*YOUR INSTRUCTIONS*. Reproduce every line of the listing as written, apart from the pictures.

*DATASET EXTRACT*.
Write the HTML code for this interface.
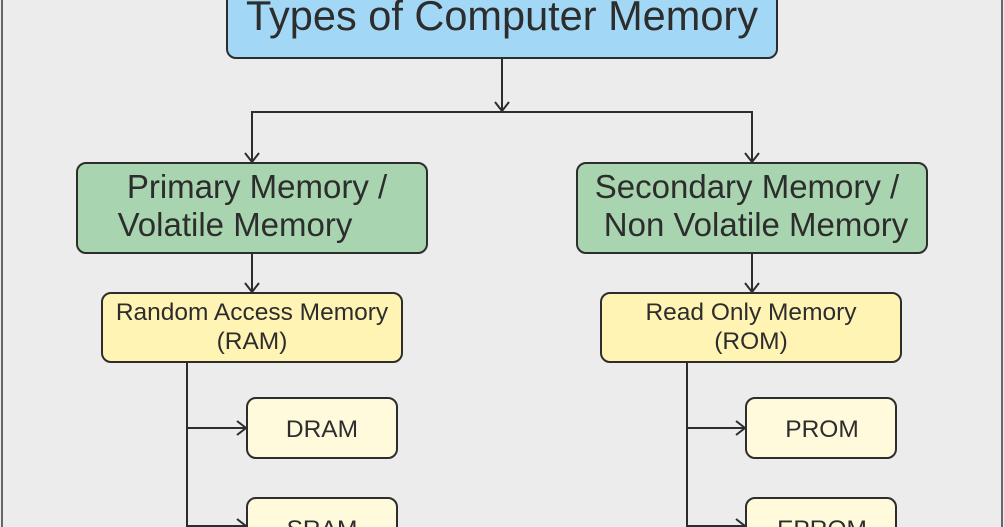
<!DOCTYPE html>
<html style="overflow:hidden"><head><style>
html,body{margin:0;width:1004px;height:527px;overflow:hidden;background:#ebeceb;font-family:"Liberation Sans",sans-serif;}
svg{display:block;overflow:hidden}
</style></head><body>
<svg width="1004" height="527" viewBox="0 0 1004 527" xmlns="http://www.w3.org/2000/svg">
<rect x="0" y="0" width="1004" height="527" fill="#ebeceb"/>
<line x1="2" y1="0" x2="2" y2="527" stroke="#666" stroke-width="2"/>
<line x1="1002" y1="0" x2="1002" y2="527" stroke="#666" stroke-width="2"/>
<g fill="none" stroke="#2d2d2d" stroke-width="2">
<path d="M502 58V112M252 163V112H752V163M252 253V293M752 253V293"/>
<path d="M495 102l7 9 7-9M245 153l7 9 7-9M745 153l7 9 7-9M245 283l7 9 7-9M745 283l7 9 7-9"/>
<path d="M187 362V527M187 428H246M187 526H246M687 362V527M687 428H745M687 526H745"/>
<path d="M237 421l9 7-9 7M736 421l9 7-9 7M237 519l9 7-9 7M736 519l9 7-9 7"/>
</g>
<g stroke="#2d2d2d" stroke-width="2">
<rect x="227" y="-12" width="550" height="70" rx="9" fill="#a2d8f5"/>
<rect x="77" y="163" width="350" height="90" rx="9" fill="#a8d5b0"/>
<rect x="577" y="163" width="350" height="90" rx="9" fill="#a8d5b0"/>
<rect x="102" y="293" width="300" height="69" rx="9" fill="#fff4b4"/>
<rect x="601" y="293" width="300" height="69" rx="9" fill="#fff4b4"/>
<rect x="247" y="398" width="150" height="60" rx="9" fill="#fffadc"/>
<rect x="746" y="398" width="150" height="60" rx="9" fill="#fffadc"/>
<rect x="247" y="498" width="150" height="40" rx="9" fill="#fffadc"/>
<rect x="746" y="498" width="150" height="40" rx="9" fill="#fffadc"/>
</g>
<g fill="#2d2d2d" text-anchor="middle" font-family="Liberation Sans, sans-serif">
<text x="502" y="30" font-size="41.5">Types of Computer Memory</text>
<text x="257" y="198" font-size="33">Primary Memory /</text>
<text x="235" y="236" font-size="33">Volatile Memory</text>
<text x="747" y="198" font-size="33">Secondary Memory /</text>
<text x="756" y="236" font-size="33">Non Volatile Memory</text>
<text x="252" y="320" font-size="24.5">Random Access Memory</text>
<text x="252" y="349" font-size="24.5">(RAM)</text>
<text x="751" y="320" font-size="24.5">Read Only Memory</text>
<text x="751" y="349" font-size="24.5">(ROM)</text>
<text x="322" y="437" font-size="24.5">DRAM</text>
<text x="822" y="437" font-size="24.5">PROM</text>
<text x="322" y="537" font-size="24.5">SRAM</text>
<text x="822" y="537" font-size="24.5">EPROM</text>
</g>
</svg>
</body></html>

*EXERCISE RESULT*.
Write the HTML code for this interface.
<!DOCTYPE html>
<html style="overflow:hidden"><head><style>
html,body{margin:0;width:1004px;height:527px;overflow:hidden;background:#ebeceb;font-family:"Liberation Sans",sans-serif;}
svg{display:block;overflow:hidden}
</style></head><body>
<svg width="1004" height="527" viewBox="0 0 1004 527" xmlns="http://www.w3.org/2000/svg">
<rect x="0" y="0" width="1004" height="527" fill="#ebeceb"/>
<line x1="2" y1="0" x2="2" y2="527" stroke="#666" stroke-width="2"/>
<line x1="1002" y1="0" x2="1002" y2="527" stroke="#666" stroke-width="2"/>
<g fill="none" stroke="#2d2d2d" stroke-width="2">
<path d="M502 58V112M252 163V112H752V163M252 253V293M752 253V293"/>
<path d="M495 102l7 9 7-9M245 153l7 9 7-9M745 153l7 9 7-9M245 283l7 9 7-9M745 283l7 9 7-9"/>
<path d="M187 362V527M187 428H246M187 526H246M687 362V527M687 428H745M687 526H745"/>
<path d="M237 421l9 7-9 7M736 421l9 7-9 7M237 519l9 7-9 7M736 519l9 7-9 7"/>
</g>
<g stroke="#2d2d2d" stroke-width="2">
<rect x="227" y="-12" width="550" height="70" rx="9" fill="#a2d8f5"/>
<rect x="77" y="163" width="350" height="90" rx="9" fill="#a8d5b0"/>
<rect x="577" y="163" width="350" height="90" rx="9" fill="#a8d5b0"/>
<rect x="102" y="293" width="300" height="69" rx="9" fill="#fff4b4"/>
<rect x="601" y="293" width="300" height="69" rx="9" fill="#fff4b4"/>
<rect x="247" y="398" width="150" height="60" rx="9" fill="#fffadc"/>
<rect x="746" y="398" width="150" height="60" rx="9" fill="#fffadc"/>
<rect x="247" y="498" width="150" height="40" rx="9" fill="#fffadc"/>
<rect x="746" y="498" width="150" height="40" rx="9" fill="#fffadc"/>
</g>
<g fill="#2d2d2d" text-anchor="middle" font-family="Liberation Sans, sans-serif">
<text x="502" y="30" font-size="41.5">Types of Computer Memory</text>
<text x="257" y="198" font-size="33">Primary Memory /</text>
<text x="235" y="236" font-size="33">Volatile Memory</text>
<text x="747" y="198" font-size="33">Secondary Memory /</text>
<text x="756" y="236" font-size="33">Non Volatile Memory</text>
<text x="252" y="320" font-size="24.5">Random Access Memory</text>
<text x="252" y="349" font-size="24.5">(RAM)</text>
<text x="751" y="320" font-size="24.5">Read Only Memory</text>
<text x="751" y="349" font-size="24.5">(ROM)</text>
<text x="322" y="437" font-size="24.5">DRAM</text>
<text x="822" y="437" font-size="24.5">PROM</text>
<text x="322" y="537" font-size="24.5">SRAM</text>
<text x="822" y="537" font-size="24.5">EPROM</text>
</g>
</svg>
</body></html>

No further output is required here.